HORTON v. ALEXANDER

United States District Court, Middle District of Alabama (2006)

Facts

Issue

Holding — Albritton, S.J.

Rule

Reasoning

Deep Dive: How the Court Reached Its Decision

Overview of the Case

The case arose from the bankruptcy proceedings of Terry Manufacturing Company, Inc., involving the transferees Horton and Reynolds and the Terry family. The bankruptcy court determined that certain payments made by Terry Manufacturing to Horton and Reynolds were fraudulent transfers under both the Bankruptcy Code and the Alabama Fraudulent Transfer Act. These payments totaled $596,738.60 and were made in connection with loans for the purchase of stock in Perky Cap Company, Inc. The central issue on appeal was whether Ala. Code § 8-9A-8(d) provided Horton and Reynolds, as good-faith transferees, with a complete offset against the bankruptcy trustee's claims. The U.S. District Court for the Middle District of Alabama ultimately decided to certify a question regarding the interpretation of the statute to the Supreme Court of Alabama, as the matter was of first impression and had significant implications for the case.

Interpretation of Ala. Code § 8-9A-8(d)

The U.S. District Court recognized that the interpretation of Ala. Code § 8-9A-8(d) was critical to determining the liability of the transferees. The court noted that the statute included language indicating that a good-faith transferee could be entitled to an offset for value given to someone other than the debtor. The appellants argued that this additional language suggested a legislative intent to protect good-faith transferees from liability, even when the value provided did not directly benefit the debtor. Conversely, the trustee maintained that the statute's purpose was to ensure that fraudulent transfers did not confer benefits on transferees unless the debtor received reasonably equivalent value, whether directly or indirectly. The bankruptcy court had already concluded that Terry Manufacturing did not receive any indirect benefit from the payments, thus categorizing the transfers as fraudulent.

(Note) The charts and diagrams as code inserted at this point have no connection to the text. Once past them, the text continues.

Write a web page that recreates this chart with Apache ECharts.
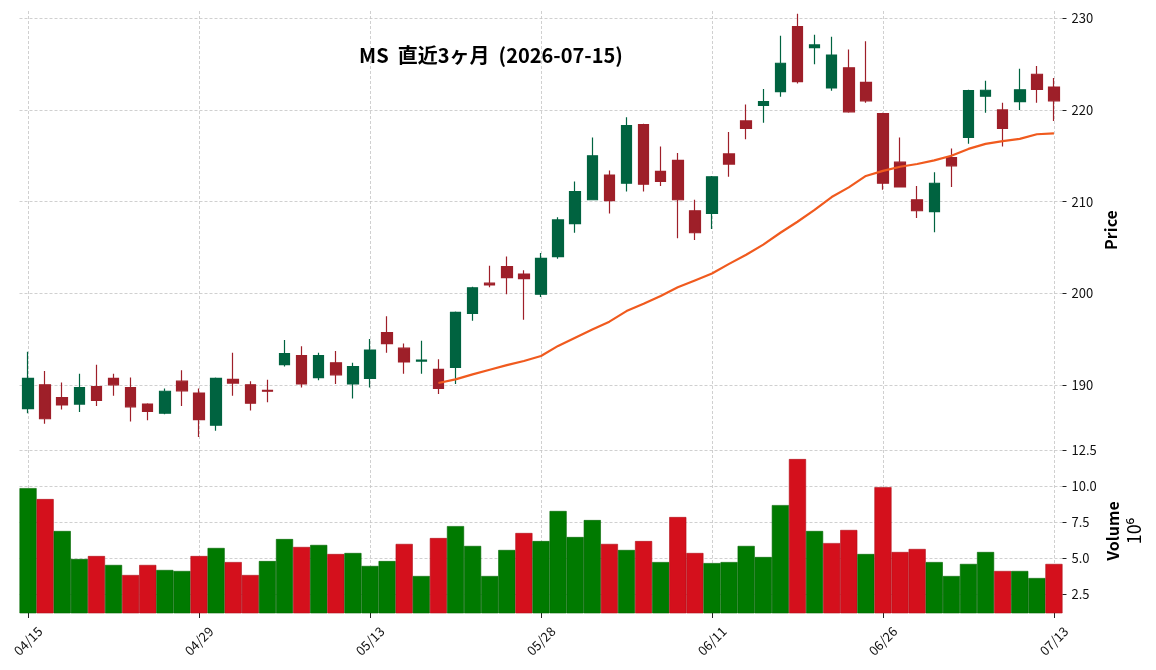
<!DOCTYPE html>
<html>
<head>
<meta charset="utf-8">
<script src="https://cdn.jsdelivr.net/npm/echarts@6/dist/echarts.min.js"></script>
<style>
  html, body { margin: 0; padding: 0; background: #fff; }
  #chart { width: 1156px; height: 670px; }
</style>
</head>
<body>
<div id="chart"></div>
<script>
const dates = [
  "04/15", "04/16", "04/17", "04/20", "04/21", "04/22", "04/23", "04/24", "04/27", "04/28",
  "04/29", "04/30", "05/01", "05/04", "05/05", "05/06", "05/07", "05/08", "05/11", "05/12",
  "05/13", "05/14", "05/15", "05/18", "05/19", "05/20", "05/21", "05/22", "05/26", "05/27",
  "05/28", "05/29", "06/01", "06/02", "06/03", "06/04", "06/05", "06/08", "06/09", "06/10",
  "06/11", "06/12", "06/15", "06/16", "06/17", "06/18", "06/22", "06/23", "06/24", "06/25",
  "06/26", "06/29", "06/30", "07/01", "07/02", "07/06", "07/07", "07/08", "07/09", "07/10",
  "07/13"
];

const openP = [
  187.4, 190.0, 188.6, 187.9, 189.8, 190.7, 189.7, 187.9, 186.9, 190.4,
  189.1, 185.6, 190.6, 190.0, 189.4, 192.2, 193.2, 190.8, 192.4, 190.1,
  190.7, 195.7, 194.0, 192.6, 191.7, 191.9, 197.8, 201.1, 202.9, 202.1,
  199.9, 204.0, 207.6, 210.2, 212.9, 212.0, 218.4, 213.3, 214.5, 209.0,
  208.7, 215.2, 218.8, 220.5, 222.0, 229.1, 226.8, 222.4, 224.6, 223.0,
  219.6, 214.3, 210.2, 208.9, 214.8, 217.0, 221.5, 220.0, 220.9, 223.9,
  222.5
];

const closeP = [
  190.7, 186.3, 187.8, 189.7, 188.3, 190.0, 187.6, 187.1, 189.3, 189.35,
  186.2, 190.7, 190.2, 188.0, 189.3, 193.4, 190.1, 193.2, 191.1, 192.0,
  193.8, 194.5, 192.5, 192.7, 189.6, 197.9, 200.6, 200.9, 201.7, 201.6,
  203.8, 208.0, 211.1, 215.0, 210.1, 218.3, 211.9, 212.2, 210.2, 206.6,
  212.7, 214.1, 218.0, 220.9, 225.1, 223.1, 227.1, 226.0, 219.8, 221.0,
  212.0, 211.6, 209.0, 212.0, 213.9, 222.1, 222.15, 218.0, 222.2, 222.25,
  221.0
];

const lowP = [
  186.9, 185.75, 187.3, 187.05, 187.7, 188.8, 186.0, 186.15, 186.8, 187.7,
  184.3, 185.0, 188.8, 187.2, 188.1, 192.0, 189.7, 190.5, 190.1, 188.5,
  189.7, 193.5, 191.2, 191.2, 189.0, 190.1, 197.0, 200.65, 199.9, 197.1,
  199.6, 203.75, 206.6, 210.2, 208.7, 211.1, 211.1, 211.7, 206.0, 205.8,
  207.0, 212.7, 216.8, 218.6, 221.45, 222.9, 225.0, 222.1, 219.7, 220.8,
  211.3, 211.6, 208.2, 206.65, 211.6, 216.3, 219.7, 216.0, 220.0, 220.8,
  218.8
];

const highP = [
  193.6, 191.5, 190.25, 191.2, 192.2, 191.2, 190.8, 188.0, 189.6, 191.6,
  189.6, 190.8, 193.5, 190.4, 190.55, 194.9, 194.2, 193.5, 193.7, 192.4,
  195.0, 197.5, 194.5, 194.8, 192.8, 198.0, 200.7, 203.0, 204.0, 202.5,
  204.4, 208.3, 212.2, 217.0, 213.4, 219.2, 218.5, 216.0, 215.3, 210.2,
  212.8, 217.6, 220.6, 222.3, 228.1, 230.5, 228.2, 228.0, 226.6, 227.5,
  219.7, 217.0, 211.7, 213.2, 215.8, 222.2, 223.2, 220.8, 224.5, 224.8,
  223.5
];

// 出来高 (10^6)
const volume = [
  9.88, 9.12, 6.90, 4.95, 5.16, 4.54, 3.84, 4.54, 4.19, 4.12,
  5.16, 5.72, 4.74, 3.84, 4.81, 6.34, 5.79, 5.93, 5.30, 5.37,
  4.47, 4.81, 6.00, 3.77, 6.41, 7.24, 5.86, 3.77, 5.58, 6.76,
  6.20, 8.29, 6.48, 7.66, 6.00, 5.58, 6.20, 4.74, 7.87, 5.37,
  4.67, 4.74, 5.86, 5.09, 8.70, 11.90, 6.90, 6.06, 6.97, 5.30,
  9.95, 5.44, 5.65, 4.74, 3.77, 4.61, 5.44, 4.12, 4.12, 3.63,
  4.61
];

// 25日移動平均 (先頭24本は無し)
const ma25 = [
  null, null, null, null, null, null, null, null, null, null,
  null, null, null, null, null, null, null, null, null, null,
  null, null, null, null, 190.2, 190.6, 191.15, 191.65, 192.15, 192.6,
  193.15, 194.25, 195.15, 196.05, 196.9, 198.05, 198.85, 199.7, 200.65, 201.4,
  202.15, 203.2, 204.2, 205.3, 206.6, 207.8, 209.1, 210.5, 211.55, 212.8,
  213.35, 213.8, 214.1, 214.5, 215.0, 215.75, 216.3, 216.6, 216.85, 217.35,
  217.45
];

const priceTicks = [190, 200, 210, 220, 230];
const volumeTicks = [2.5, 5.0, 7.5, 10.0, 12.5];
const dateTickIdx = [0, 10, 20, 30, 40, 50, 60];

const font = "'Noto Sans CJK JP', 'Noto Sans', 'DejaVu Sans', sans-serif";
const gridLine = { color: "#c4c4c4", width: 0.8, type: [3, 2] };

const candles = dates.map((d, i) => [openP[i], closeP[i], lowP[i], highP[i]]);
const volBars = volume.map((v, i) => {
  let up = i === 0 || closeP[i] >= closeP[i - 1];
  return {
    value: v,
    itemStyle: {
      color: up ? "#007a00" : "#d4101c",
      borderColor: up ? "#006600" : "#b00d17"
    }
  };
});
const vLines = dateTickIdx.map((i) => ({ xAxis: dates[i] }));

let chart = echarts.init(document.getElementById("chart"), null, { renderer: "canvas" });

let option = {
  animation: false,
  backgroundColor: "#ffffff",
  textStyle: { fontFamily: font },
  title: {
    text: "MS  直近3ヶ月  (2026-07-15)",
    left: 486,
    top: 40,
    textAlign: "center",
    textStyle: { fontFamily: font, fontSize: 20, fontWeight: "bold", color: "#000" }
  },
  grid: [
    { left: 19.5, width: 1043, top: 11, height: 438 },
    { left: 19.5, width: 1043, top: 449, height: 164 }
  ],
  xAxis: [
    {
      type: "category",
      gridIndex: 0,
      data: dates,
      boundaryGap: true,
      axisLine: { show: false },
      axisTick: { show: false },
      axisLabel: { show: false },
      splitLine: { show: false }
    },
    {
      type: "category",
      gridIndex: 1,
      data: dates,
      boundaryGap: true,
      axisLine: { show: false },
      axisTick: {
        show: true,
        alignWithLabel: true,
        interval: (i) => i % 10 === 0,
        length: 5,
        lineStyle: { color: "#222", width: 1 }
      },
      axisLabel: {
        interval: (i) => i % 10 === 0,
        rotate: 45,
        align: "center",
        verticalAlign: "middle",
        margin: 28,
        fontSize: 13,
        color: "#111",
        fontFamily: font
      },
      splitLine: { show: false }
    }
  ],
  yAxis: [
    {
      type: "value",
      gridIndex: 0,
      position: "right",
      min: 183.0,
      max: 230.8,
      name: "Price",
      nameLocation: "middle",
      nameRotate: 90,
      nameGap: 40,
      nameMoveOverlap: false,
      nameTextStyle: { fontFamily: font, fontSize: 16, fontWeight: "bold", color: "#000" },
      axisLine: { show: false },
      axisTick: { show: true, length: 4, customValues: priceTicks, lineStyle: { color: "#222" } },
      axisLabel: { customValues: priceTicks, margin: 9, fontSize: 13, color: "#111", fontFamily: font },
      splitLine: { show: true, lineStyle: gridLine }
    },
    {
      type: "value",
      gridIndex: 1,
      position: "right",
      min: 1.2,
      max: 12.6,
      name: "{b|Volume}\n{e|10⁶}",
      nameLocation: "middle",
      nameRotate: 90,
      nameGap: 40,
      nameMoveOverlap: false,
      nameTextStyle: {
        fontFamily: font,
        color: "#000",
        rich: {
          b: { fontSize: 16, fontWeight: "bold", fontFamily: font, lineHeight: 21 },
          e: { fontSize: 18, fontFamily: font, lineHeight: 21 }
        }
      },
      axisLine: { show: false },
      axisTick: { show: true, length: 4, customValues: volumeTicks, lineStyle: { color: "#222" } },
      axisLabel: {
        customValues: volumeTicks,
        margin: 9,
        fontSize: 13,
        color: "#111",
        fontFamily: font,
        formatter: (v) => v.toFixed(1)
      },
      splitLine: { show: true, lineStyle: gridLine }
    }
  ],
  series: [
    {
      name: "MS",
      type: "candlestick",
      xAxisIndex: 0,
      yAxisIndex: 0,
      data: candles,
      barWidth: 11,
      z: 3,
      itemStyle: {
        color: "#006340",
        color0: "#9e1f29",
        borderColor: "#006340",
        borderColor0: "#9e1f29",
        borderWidth: 1.2
      },
      markLine: {
        silent: true,
        symbol: "none",
        z: 1,
        label: { show: false },
        lineStyle: gridLine,
        emphasis: { disabled: true },
        data: vLines
      }
    },
    {
      name: "MA25",
      type: "line",
      xAxisIndex: 0,
      yAxisIndex: 0,
      data: ma25,
      symbol: "none",
      z: 4,
      lineStyle: { color: "#f05a1e", width: 2.2 }
    },
    {
      name: "Volume",
      type: "bar",
      xAxisIndex: 1,
      yAxisIndex: 1,
      data: volBars,
      barWidth: "100%",
      barCategoryGap: "0%",
      z: 3,
      itemStyle: { borderWidth: 0.6 },
      markLine: {
        silent: true,
        symbol: "none",
        z: 1,
        label: { show: false },
        lineStyle: gridLine,
        emphasis: { disabled: true },
        data: vLines
      }
    }
  ]
};

chart.setOption(option);
window.addEventListener("resize", chart.resize);
</script>
</body>
</html>
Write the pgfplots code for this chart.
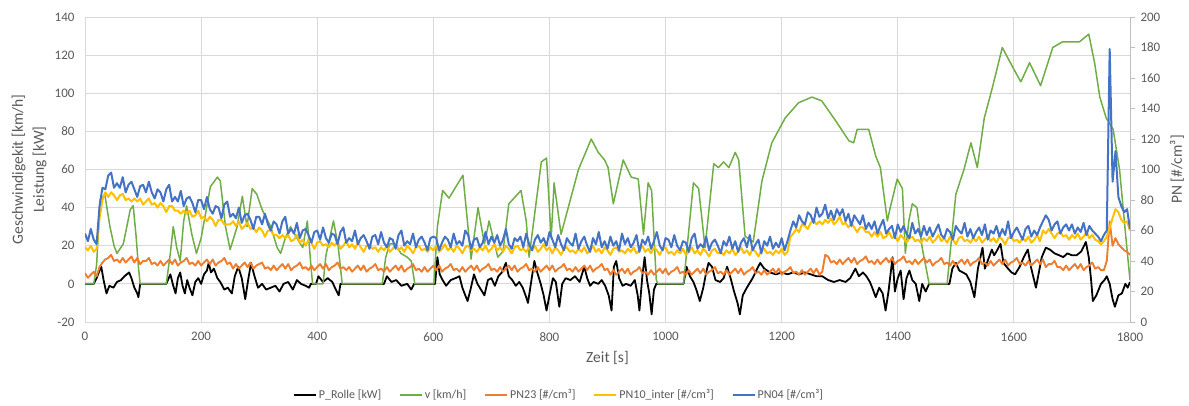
\documentclass[border=0pt]{standalone}
\usepackage{pgfplots}
\pgfplotsset{compat=1.18}
\usepackage{pgfplotstable}
\usepackage{fontspec}
\setmainfont{Carlito}
\definecolor{txtgray}{HTML}{595959}
\definecolor{gridgray}{HTML}{D9D9D9}
\definecolor{axgray}{HTML}{BFBFBF}
\definecolor{cgreen}{HTML}{70AD47}
\definecolor{corange}{HTML}{ED7D31}
\definecolor{cyellow}{HTML}{FFC000}
\definecolor{cblue}{HTML}{4472C4}

\pgfplotstableread{
b y o
58 49 32
53 47 29
61 50 31
54 46 33
51 48 30
76 68 36
88 80 39
87 85 41
96 82 42
98 85 44
88 83 40
91 80 41
88 83 39
95 84 42
85 80 39
90 81 41
92 79 43
87 81 39
82 79 42
89 81 38
90 77 40
85 79 40
92 81 42
85 77 38
81 78 39
87 75 37
85 78 40
79 76 37
87 72 39
90 76 41
79 76 38
82 73 41
79 73 37
86 71 39
76 73 40
81 71 42
82 73 38
78 69 39
72 70 37
80 73 40
80 68 37
74 69 39
82 66 41
74 69 38
71 67 41
76 63 37
75 67 39
68 67 40
77 64 42
79 64 38
69 64 39
71 66 35
68 63 38
75 66 35
65 61 37
70 63 39
71 65 36
67 61 39
61 62 35
69 59 37
69 62 38
64 60 39
71 56 35
64 60 36
60 60 34
66 57 37
64 57 34
58 55 36
66 57 38
69 55 35
58 57 38
61 53 34
58 54 36
65 57 37
55 52 39
60 54 35
61 50 36
57 54 34
52 52 37
59 48 34
60 52 36
54 53 38
62 50 35
55 51 38
52 49 34
58 52 36
57 50 37
51 53 39
59 48 35
62 50 36
52 53 34
55 49 36
53 51 33
60 48 35
51 52 37
55 49 34
57 46 37
53 50 33
48 51 35
56 48 36
57 49 38
51 46 34
59 49 35
52 47 33
49 50 36
55 46 33
54 48 35
48 51 37
57 47 34
60 49 37
50 46 33
53 50 35
51 48 36
58 45 38
49 49 34
54 50 35
56 47 33
52 48 36
47 46 33
55 49 35
56 47 37
55 50 34
47 46 37
52 48 33
56 51 35
54 47 36
49 49 38
58 46 34
51 50 35
53 48 33
50 45 36
60 49 33
57 50 35
48 47 37
54 48 34
55 46 37
49 49 33
52 47 35
59 50 36
51 46 38
56 48 34
52 51 35
57 47 33
50 49 36
54 46 33
61 50 35
51 48 37
48 45 34
55 49 37
53 50 33
56 47 35
49 48 36
58 46 38
51 49 34
47 47 35
54 50 33
57 46 36
52 48 33
55 51 35
50 47 37
59 49 34
54 45 37
49 49 33
57 47 35
51 44 36
47 48 38
55 49 34
52 46 35
50 47 33
58 45 36
48 48 33
53 46 35
56 49 37
50 45 34
46 47 37
55 50 33
51 46 35
59 48 36
49 45 38
53 49 34
48 47 35
56 44 31
50 48 34
53 49 31
47 46 33
58 47 35
51 45 32
55 48 35
49 46 31
52 49 33
57 45 34
46 47 36
54 50 32
51 46 33
56 48 31
48 45 34
53 49 31
59 47 33
50 44 35
47 48 32
55 49 35
54 45 31
49 46 33
57 44 34
50 47 36
47 45 32
53 48 33
52 44 31
46 46 34
55 49 31
58 45 33
48 47 35
51 44 32
49 48 35
56 46 31
47 43 33
52 47 34
54 48 36
50 45 32
45 46 33
53 44 31
50 47 34
56 45 31
48 48 33
53 44 35
46 46 32
52 49 35
55 45 31
49 47 33
57 44 34
47 48 36
51 46 32
54 43 33
45 47 31
53 48 34
50 45 31
56 46 33
48 44 35
52 47 32
49 45 35
55 48 31
47 44 33
53 46 34
60 56 36
66 58 32
62 61 33
70 59 31
66 64 34
64 63 31
72 61 33
70 65 35
65 67 32
75 64 35
69 66 31
71 64 33
77 67 44
68 65 43
73 68 39
67 64 40
74 66 38
70 69 41
74 64 38
66 65 40
71 62 42
63 65 39
70 62 42
67 59 38
64 62 40
70 62 41
61 59 43
65 59 39
61 56 40
66 59 38
58 56 41
63 59 38
67 55 40
58 56 42
61 59 39
63 55 42
55 56 38
64 53 40
59 57 41
63 55 43
58 52 39
55 55 40
65 56 38
58 53 41
61 54 38
56 52 40
63 55 42
57 53 39
62 56 41
56 52 37
60 54 39
64 57 40
57 53 42
55 55 38
61 52 39
59 56 37
54 54 40
63 51 37
60 55 39
58 56 41
65 53 38
56 54 41
61 52 37
55 55 39
59 53 40
62 56 42
57 52 38
64 54 39
54 57 37
60 53 40
58 55 37
63 52 39
56 56 41
61 54 38
57 51 41
66 55 37
55 56 39
59 53 40
62 54 42
58 52 38
54 55 39
61 53 37
63 56 40
56 52 37
60 54 39
57 57 41
62 53 38
66 60 41
70 58 36
67 61 38
60 58 38
64 55 40
66 58 36
58 59 36
62 56 34
64 57 37
60 54 34
64 57 36
58 55 38
62 58 35
59 54 38
65 56 34
57 59 36
63 55 37
60 57 39
58 54 35
56 53 36
53 51 34
57 53 34
60 56 40
179 62 66
92 68 50
112 74 55
82 72 51
76 67 49
72 65 47
74 66 46
61 60 44
}\PNdata

\begin{document}
\begin{tikzpicture}[x=1pt,y=1pt]
\useasboundingbox (0,0) rectangle (1189,405);
\pgfplotsset{
  every axis/.append style={
    scale only axis, width=1045pt, height=305pt,
    at={(85pt,83pt)}, anchor=south west,
    xmin=0, xmax=1800,
    /pgf/number format/assume math mode=true,
    /pgf/number format/1000 sep={},
    tick label style={font=\fontsize{13}{15}\selectfont, text=txtgray},
    label style={font=\fontsize{15.5}{21}\selectfont, text=txtgray},
  }
}
\begin{axis}[
  ymin=-20, ymax=140,
  xtick={0,200,...,1800},
  ytick={-20,0,...,140},
  grid=major,
  grid style={draw=gridgray, line width=0.8pt},
  axis line style={draw=gridgray, line width=0.8pt},
  major tick length=0pt,
  xticklabel style={yshift=-7pt},
  yticklabel style={xshift=-7pt},
  xlabel={Zeit [s]},
  xlabel style={at={(axis description cs:0.5,0)}, anchor=center, yshift=-36pt},
  ylabel={Geschwindigekit [km/h]\\Leistung [kW]},
  ylabel style={align=center, at={(axis description cs:0,0.5)}, anchor=center, yshift=56pt},
]
\addplot[black, line width=1.8pt, line join=round] coordinates {
(0,0)(15,0)(20,3)(25,7)(28,9)(32,2)(37,-5)(42,-1)(49,-2)(55,1)(62,2)(68,4)(72,5)(76,6)(80,3)(85,-2)(90,-5)(92,-7)(95,0)(140,0)(147,5)(152,-1)(156,-5)(160,3)(164,6)(168,-1)(172,-5)(176,2)(180,-2)(185,-6)(190,1)(195,3)(200,0)(205,5)(210,7)(213,11)(217,6)(222,8)(228,3)(233,1)(240,-3)(246,-2)(253,-5)(258,4)(264,9)(270,3)(276,-8)(281,2)(286,11)(292,4)(298,-2)(305,0)(312,-3)(320,-2)(328,-1)(335,-4)(342,0)(350,1)(358,-3)(365,2)(372,0)(380,-1)(386,-2)(389,0)(398,0)(402,4)(410,1)(418,3)(426,1)(432,-3)(437,-6)(440,0)(515,0)(520,4)(528,1)(536,2)(545,-1)(555,0)(562,-3)(567,0)(603,0)(607,14)(611,5)(616,2)(622,-1)(630,2)(638,3)(645,4)(650,-2)(655,-6)(659,-9)(664,-3)(670,5)(676,0)(682,-3)(688,-6)(694,2)(700,3)(706,-1)(712,4)(718,6)(725,11)(730,4)(736,2)(742,-1)(748,1)(754,-2)(760,-7)(763,-10)(768,0)(774,12)(779,6)(785,0)(790,-6)(795,-14)(800,-6)(806,3)(811,1)(817,-12)(822,0)(828,3)(836,2)(844,4)(852,1)(860,9)(865,3)(870,-1)(876,1)(884,0)(890,2)(896,-1)(902,-6)(907,-14)(911,9)(915,12)(920,3)(926,-1)(932,0)(940,-1)(947,2)(952,-6)(955,-14)(960,4)(964,14)(968,2)(972,-5)(976,-16)(980,-3)(984,0)(1031,0)(1036,9)(1042,4)(1048,1)(1053,-3)(1059,-9)(1065,-2)(1070,6)(1074,11)(1080,9)(1086,2)(1094,1)(1100,3)(1106,9)(1112,3)(1118,-4)(1124,-10)(1128,-16)(1133,-6)(1140,-2)(1150,3)(1158,8)(1163,11)(1170,8)(1180,6)(1190,5)(1200,6)(1210,5)(1220,6)(1230,5)(1240,6)(1250,5)(1260,4)(1270,4)(1280,2)(1290,1)(1300,2)(1310,1)(1318,3)(1327,8)(1333,4)(1340,6)(1346,4)(1352,1)(1356,-2)(1362,-7)(1368,-2)(1374,-5)(1379,-14)(1384,-4)(1391,14)(1395,-4)(1400,3)(1405,7)(1410,-8)(1415,3)(1420,7)(1425,2)(1431,0)(1437,-9)(1442,0)(1448,-4)(1454,0)(1489,0)(1494,8)(1500,11)(1506,7)(1512,6)(1518,5)(1525,1)(1532,-7)(1538,8)(1546,19)(1550,8)(1556,13)(1562,18)(1566,15)(1570,17)(1577,21)(1582,11)(1590,8)(1596,6)(1602,5)(1610,9)(1617,14)(1624,18)(1630,8)(1638,-2)(1643,6)(1648,14)(1655,19)(1662,18)(1670,16)(1678,15)(1685,14)(1692,16)(1700,15)(1708,15)(1716,17)(1724,22)(1729,14)(1733,2)(1736,-9)(1742,-6)(1750,0)(1756,2)(1760,4)(1765,0)(1770,-8)(1774,-12)(1780,-6)(1786,-5)(1792,0)(1796,-2)(1800,1)
};
\addplot[cgreen, line width=1.5pt, line join=round] coordinates {
(0,0)(15,0)(20,10)(26,44)(34,47)(43,30)(50,20)(55,16)(66,21)(78,39)(83,41)(88,25)(92,9)(95,0)(140,0)(147,16)(152,30)(158,19)(164,12)(170,33)(175,41)(184,26)(192,16)(200,24)(216,51)(228,56)(233,54)(242,30)(250,18)(262,30)(271,46)(279,30)(288,50)(296,47)(305,39)(320,30)(331,19)(337,16)(345,24)(354,30)(365,24)(375,19)(383,33)(389,10)(392,0)(410,0)(415,15)(428,33)(436,20)(443,0)(512,0)(518,14)(525,21)(535,21)(544,16)(555,14)(562,12)(568,0)(601,0)(607,30)(616,49)(627,45)(651,57)(665,13)(677,40)(688,21)(696,33)(711,14)(720,17)(730,42)(751,49)(760,33)(765,14)(786,64)(795,66)(803,24)(808,53)(820,26)(850,60)(872,76)(884,69)(895,65)(901,61)(910,42)(927,65)(941,56)(953,55)(962,26)(970,53)(976,49)(984,2)(987,0)(1031,0)(1048,53)(1057,50)(1068,19)(1083,63)(1091,61)(1100,64)(1109,61)(1120,69)(1126,65)(1137,25)(1151,22)(1166,54)(1183,74)(1206,87)(1229,95)(1252,98)(1269,96)(1292,86)(1316,75)(1324,74)(1330,81)(1350,81)(1362,67)(1370,61)(1382,33)(1387,40)(1399,55)(1408,50)(1413,16)(1419,33)(1425,42)(1433,40)(1442,19)(1454,0)(1485,0)(1500,47)(1514,60)(1526,74)(1537,61)(1549,87)(1563,103)(1580,124)(1601,112)(1612,106)(1627,116)(1646,104)(1667,124)(1684,127)(1713,127)(1729,131)(1739,116)(1748,98)(1759,87)(1771,81)(1782,60)(1793,24)(1800,2)
};
\end{axis}
\begin{axis}[
  ymin=0, ymax=200,
  ytick={0,20,...,200},
  axis y line*=right,
  axis x line=none,
  axis line style={draw=axgray, line width=0.8pt},
  tick style={draw=axgray, line width=0.8pt},
  major tick length=5pt,
  tick align=outside,
  yticklabel style={xshift=2pt},
  ylabel={PN [\#/cm³]},
  ylabel style={at={(axis description cs:1,0.5)}, anchor=center, yshift=-47pt},
  legend style={draw=none, fill=none, at={(axis description cs:0.4536,-0.239)}, anchor=center,
    font=\fontsize{12}{14}\selectfont, text=txtgray},
  legend columns=5,
  /tikz/every even column/.append style={column sep=16pt},
  legend image code/.code={\draw[#1] (0pt,0pt) -- (22pt,0pt);},
]
\addlegendimage{black, line width=1.8pt}
\addlegendentry{P\_Rolle [kW]}
\addlegendimage{cgreen, line width=1.5pt}
\addlegendentry{v [km/h]}
\addplot[corange, line width=1.9pt, line join=round] table[x expr=\coordindex*5, y=o] {\PNdata};
\addlegendentry{PN23 [\#/cm³]}
\addplot[cyellow, line width=2pt, line join=round] table[x expr=\coordindex*5, y=y] {\PNdata};
\addlegendentry{PN10\_inter [\#/cm³]}
\addplot[cblue, line width=2pt, line join=round] table[x expr=\coordindex*5, y=b] {\PNdata};
\addlegendentry{PN04 [\#/cm³]}
\end{axis}
\end{tikzpicture}
\end{document}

Arguments from the Parties

The transferees contended that the phrase "or to another person" in the statute should be interpreted to mean that good-faith transferees who provide value to anyone, even if not to the debtor, should not be held liable. They argued that this interpretation aligned with the plain language of the statute and that the Alabama legislature intended to extend protections beyond what was offered in the Uniform Fraudulent Transfer Act. The trustee, on the other hand, argued that such an interpretation would undermine the overarching purpose of the Alabama Fraudulent Transfer Act, which aims to prevent fraudulent transfers that do not benefit the debtor. The trustee asserted that the additional language should be understood as reinforcing the "indirect benefit" rule, meaning that any value given to a third party must ultimately benefit the debtor for the transferee to be protected.

Bankruptcy Court's Findings

The bankruptcy court found that the payments made to Horton and Reynolds were fraudulent because Terry Manufacturing did not receive reasonably equivalent value. This determination was made based on the application of the "indirect benefit" rule, which holds that a transfer is not valid unless it benefits the debtor, even indirectly. Although the court concluded that the transfers were fraudulent, it did not address whether the good-faith transferees were entitled to an offset under § 8-9A-8(d) for the value they provided in reducing the antecedent debts of the Terry family. This omission left a significant question regarding the applicability of the statute's protections to the transferees, prompting the U.S. District Court to seek clarification from the Alabama Supreme Court.

Certification to the Alabama Supreme Court

The U.S. District Court ultimately decided to certify the critical question regarding the interpretation of Ala. Code § 8-9A-8(d) to the Supreme Court of Alabama. The court acknowledged the ambiguity surrounding the statute and the absence of relevant case law interpreting the additional language. It recognized that how the Alabama Supreme Court interpreted this statute could significantly influence the liability of the transferees and the outcome of the case overall. Given the uncertainties in state law and the potential implications for other similar cases, the court deemed it appropriate to seek guidance from the state’s highest court. Thus, the certified question was framed to inquire whether the added language in the statute should be understood as providing a broad protection to good-faith transferees or as reinforcing the indirect benefit principle.